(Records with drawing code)
# # #

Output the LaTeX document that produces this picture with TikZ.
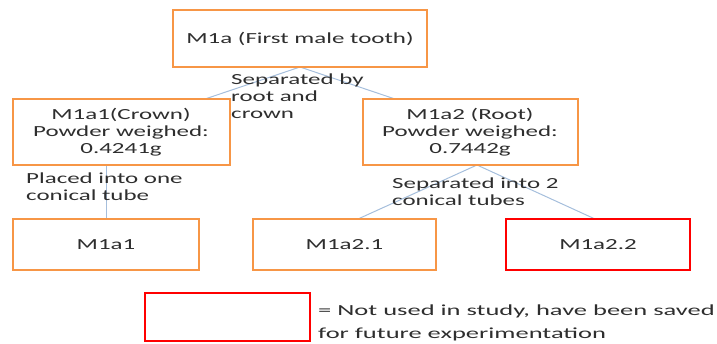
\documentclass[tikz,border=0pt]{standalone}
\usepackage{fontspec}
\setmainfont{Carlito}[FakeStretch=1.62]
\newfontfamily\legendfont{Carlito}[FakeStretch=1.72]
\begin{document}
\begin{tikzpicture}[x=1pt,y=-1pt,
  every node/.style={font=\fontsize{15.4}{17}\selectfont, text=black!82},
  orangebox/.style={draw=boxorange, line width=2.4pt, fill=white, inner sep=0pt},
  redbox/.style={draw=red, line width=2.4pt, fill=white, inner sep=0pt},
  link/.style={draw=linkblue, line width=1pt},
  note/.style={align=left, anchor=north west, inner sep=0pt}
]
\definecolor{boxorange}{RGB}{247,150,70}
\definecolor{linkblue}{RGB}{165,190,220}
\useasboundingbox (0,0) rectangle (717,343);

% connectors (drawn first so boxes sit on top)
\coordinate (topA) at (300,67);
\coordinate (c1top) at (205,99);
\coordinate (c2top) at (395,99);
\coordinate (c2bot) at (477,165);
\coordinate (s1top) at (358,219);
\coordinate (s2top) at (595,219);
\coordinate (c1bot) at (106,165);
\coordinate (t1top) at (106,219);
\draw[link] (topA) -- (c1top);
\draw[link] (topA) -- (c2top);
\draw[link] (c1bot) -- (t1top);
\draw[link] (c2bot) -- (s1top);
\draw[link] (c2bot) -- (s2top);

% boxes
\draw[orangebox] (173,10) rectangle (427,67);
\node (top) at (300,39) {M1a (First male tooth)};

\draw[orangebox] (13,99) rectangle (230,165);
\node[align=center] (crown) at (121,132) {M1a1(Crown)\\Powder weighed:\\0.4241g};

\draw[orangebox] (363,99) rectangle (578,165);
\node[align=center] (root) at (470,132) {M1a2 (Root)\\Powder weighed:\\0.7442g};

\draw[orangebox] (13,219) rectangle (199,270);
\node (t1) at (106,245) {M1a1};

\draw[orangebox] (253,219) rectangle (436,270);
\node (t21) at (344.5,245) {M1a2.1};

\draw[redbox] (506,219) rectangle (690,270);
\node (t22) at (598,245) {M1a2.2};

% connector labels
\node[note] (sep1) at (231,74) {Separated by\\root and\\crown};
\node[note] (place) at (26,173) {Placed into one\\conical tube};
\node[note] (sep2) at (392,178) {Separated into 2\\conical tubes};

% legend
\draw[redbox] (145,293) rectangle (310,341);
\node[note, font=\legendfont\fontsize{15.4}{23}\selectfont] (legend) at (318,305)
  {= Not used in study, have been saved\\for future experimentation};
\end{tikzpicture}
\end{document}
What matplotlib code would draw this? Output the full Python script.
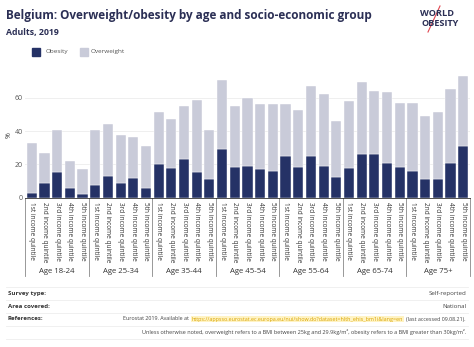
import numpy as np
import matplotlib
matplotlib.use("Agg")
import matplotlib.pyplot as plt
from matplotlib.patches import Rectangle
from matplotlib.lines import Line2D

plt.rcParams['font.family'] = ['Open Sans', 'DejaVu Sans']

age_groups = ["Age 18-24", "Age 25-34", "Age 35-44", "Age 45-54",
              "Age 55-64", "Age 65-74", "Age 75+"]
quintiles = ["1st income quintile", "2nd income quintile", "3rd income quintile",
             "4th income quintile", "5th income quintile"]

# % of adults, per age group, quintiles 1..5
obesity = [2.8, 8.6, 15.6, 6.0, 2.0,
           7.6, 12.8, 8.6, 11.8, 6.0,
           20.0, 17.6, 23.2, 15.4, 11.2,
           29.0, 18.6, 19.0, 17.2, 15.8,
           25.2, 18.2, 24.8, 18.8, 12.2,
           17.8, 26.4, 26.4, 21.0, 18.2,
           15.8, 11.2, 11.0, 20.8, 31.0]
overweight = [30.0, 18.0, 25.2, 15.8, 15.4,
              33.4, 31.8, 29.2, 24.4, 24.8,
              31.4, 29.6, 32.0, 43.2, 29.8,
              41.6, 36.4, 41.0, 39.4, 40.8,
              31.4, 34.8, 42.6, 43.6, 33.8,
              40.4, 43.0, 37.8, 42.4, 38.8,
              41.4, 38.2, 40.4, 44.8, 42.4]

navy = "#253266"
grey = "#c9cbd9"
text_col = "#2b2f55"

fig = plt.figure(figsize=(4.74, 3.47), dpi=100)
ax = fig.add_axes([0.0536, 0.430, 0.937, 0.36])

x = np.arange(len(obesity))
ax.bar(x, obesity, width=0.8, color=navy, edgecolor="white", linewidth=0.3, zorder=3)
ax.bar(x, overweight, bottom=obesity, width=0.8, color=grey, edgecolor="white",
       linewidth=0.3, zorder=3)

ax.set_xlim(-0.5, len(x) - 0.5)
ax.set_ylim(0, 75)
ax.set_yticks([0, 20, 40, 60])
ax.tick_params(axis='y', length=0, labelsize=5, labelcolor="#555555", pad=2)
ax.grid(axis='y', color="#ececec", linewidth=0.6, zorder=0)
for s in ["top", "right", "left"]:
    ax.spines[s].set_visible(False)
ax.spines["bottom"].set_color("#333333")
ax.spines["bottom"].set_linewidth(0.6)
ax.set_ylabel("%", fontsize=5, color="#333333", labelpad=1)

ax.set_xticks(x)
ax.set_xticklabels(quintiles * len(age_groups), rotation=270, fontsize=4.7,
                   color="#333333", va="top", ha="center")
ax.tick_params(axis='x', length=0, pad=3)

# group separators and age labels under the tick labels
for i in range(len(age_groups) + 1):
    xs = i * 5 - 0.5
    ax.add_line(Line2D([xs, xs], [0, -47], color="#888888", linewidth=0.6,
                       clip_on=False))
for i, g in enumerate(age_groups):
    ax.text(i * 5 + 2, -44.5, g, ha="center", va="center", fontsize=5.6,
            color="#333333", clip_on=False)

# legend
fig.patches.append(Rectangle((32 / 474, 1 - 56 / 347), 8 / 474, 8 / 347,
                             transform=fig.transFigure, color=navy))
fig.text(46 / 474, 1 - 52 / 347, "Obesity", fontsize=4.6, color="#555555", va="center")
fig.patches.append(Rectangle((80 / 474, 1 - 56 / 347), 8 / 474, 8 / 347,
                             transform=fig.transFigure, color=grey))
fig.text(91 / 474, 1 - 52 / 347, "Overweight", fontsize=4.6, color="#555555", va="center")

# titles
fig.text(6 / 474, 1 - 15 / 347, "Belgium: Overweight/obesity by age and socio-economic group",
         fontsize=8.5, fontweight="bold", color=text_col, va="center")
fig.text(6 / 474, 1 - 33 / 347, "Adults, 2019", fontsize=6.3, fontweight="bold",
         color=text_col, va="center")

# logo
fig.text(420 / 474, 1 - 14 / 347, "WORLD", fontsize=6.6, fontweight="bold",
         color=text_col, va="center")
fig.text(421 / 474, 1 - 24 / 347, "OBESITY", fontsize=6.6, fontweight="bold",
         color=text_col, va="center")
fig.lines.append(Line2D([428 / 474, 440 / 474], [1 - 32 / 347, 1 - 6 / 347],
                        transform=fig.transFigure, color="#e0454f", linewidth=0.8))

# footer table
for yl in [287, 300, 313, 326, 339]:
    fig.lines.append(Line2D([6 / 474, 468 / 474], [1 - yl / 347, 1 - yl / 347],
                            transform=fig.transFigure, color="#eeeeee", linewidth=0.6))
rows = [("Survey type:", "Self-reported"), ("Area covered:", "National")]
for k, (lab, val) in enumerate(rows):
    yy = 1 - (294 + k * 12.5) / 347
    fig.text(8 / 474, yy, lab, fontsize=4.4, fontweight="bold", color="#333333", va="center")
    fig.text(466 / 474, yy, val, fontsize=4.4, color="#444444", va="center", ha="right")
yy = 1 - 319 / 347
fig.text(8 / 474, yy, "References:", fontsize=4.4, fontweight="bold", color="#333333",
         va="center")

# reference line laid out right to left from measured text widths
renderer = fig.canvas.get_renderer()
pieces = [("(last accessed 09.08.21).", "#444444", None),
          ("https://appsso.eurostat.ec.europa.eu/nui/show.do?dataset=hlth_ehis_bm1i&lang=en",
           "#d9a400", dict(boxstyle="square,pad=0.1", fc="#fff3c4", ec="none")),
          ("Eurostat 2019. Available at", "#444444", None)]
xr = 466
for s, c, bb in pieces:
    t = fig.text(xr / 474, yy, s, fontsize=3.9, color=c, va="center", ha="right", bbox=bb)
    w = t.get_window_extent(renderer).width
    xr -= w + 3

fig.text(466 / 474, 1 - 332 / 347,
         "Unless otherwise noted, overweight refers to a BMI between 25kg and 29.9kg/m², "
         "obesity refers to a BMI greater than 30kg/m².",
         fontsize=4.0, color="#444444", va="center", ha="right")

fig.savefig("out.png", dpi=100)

# # #

→ Problem to work on
Write out exactly the opening lines of the data, stopping after the line that holds "(0,0) rectangle (717,343);". Exclude pictures.

→ Exercise result
Output the LaTeX document that produces this picture with TikZ.
\documentclass[tikz,border=0pt]{standalone}
\usepackage{fontspec}
\setmainfont{Carlito}[FakeStretch=1.62]
\newfontfamily\legendfont{Carlito}[FakeStretch=1.72]
\begin{document}
\begin{tikzpicture}[x=1pt,y=-1pt,
  every node/.style={font=\fontsize{15.4}{17}\selectfont, text=black!82},
  orangebox/.style={draw=boxorange, line width=2.4pt, fill=white, inner sep=0pt},
  redbox/.style={draw=red, line width=2.4pt, fill=white, inner sep=0pt},
  link/.style={draw=linkblue, line width=1pt},
  note/.style={align=left, anchor=north west, inner sep=0pt}
]
\definecolor{boxorange}{RGB}{247,150,70}
\definecolor{linkblue}{RGB}{165,190,220}
\useasboundingbox (0,0) rectangle (717,343);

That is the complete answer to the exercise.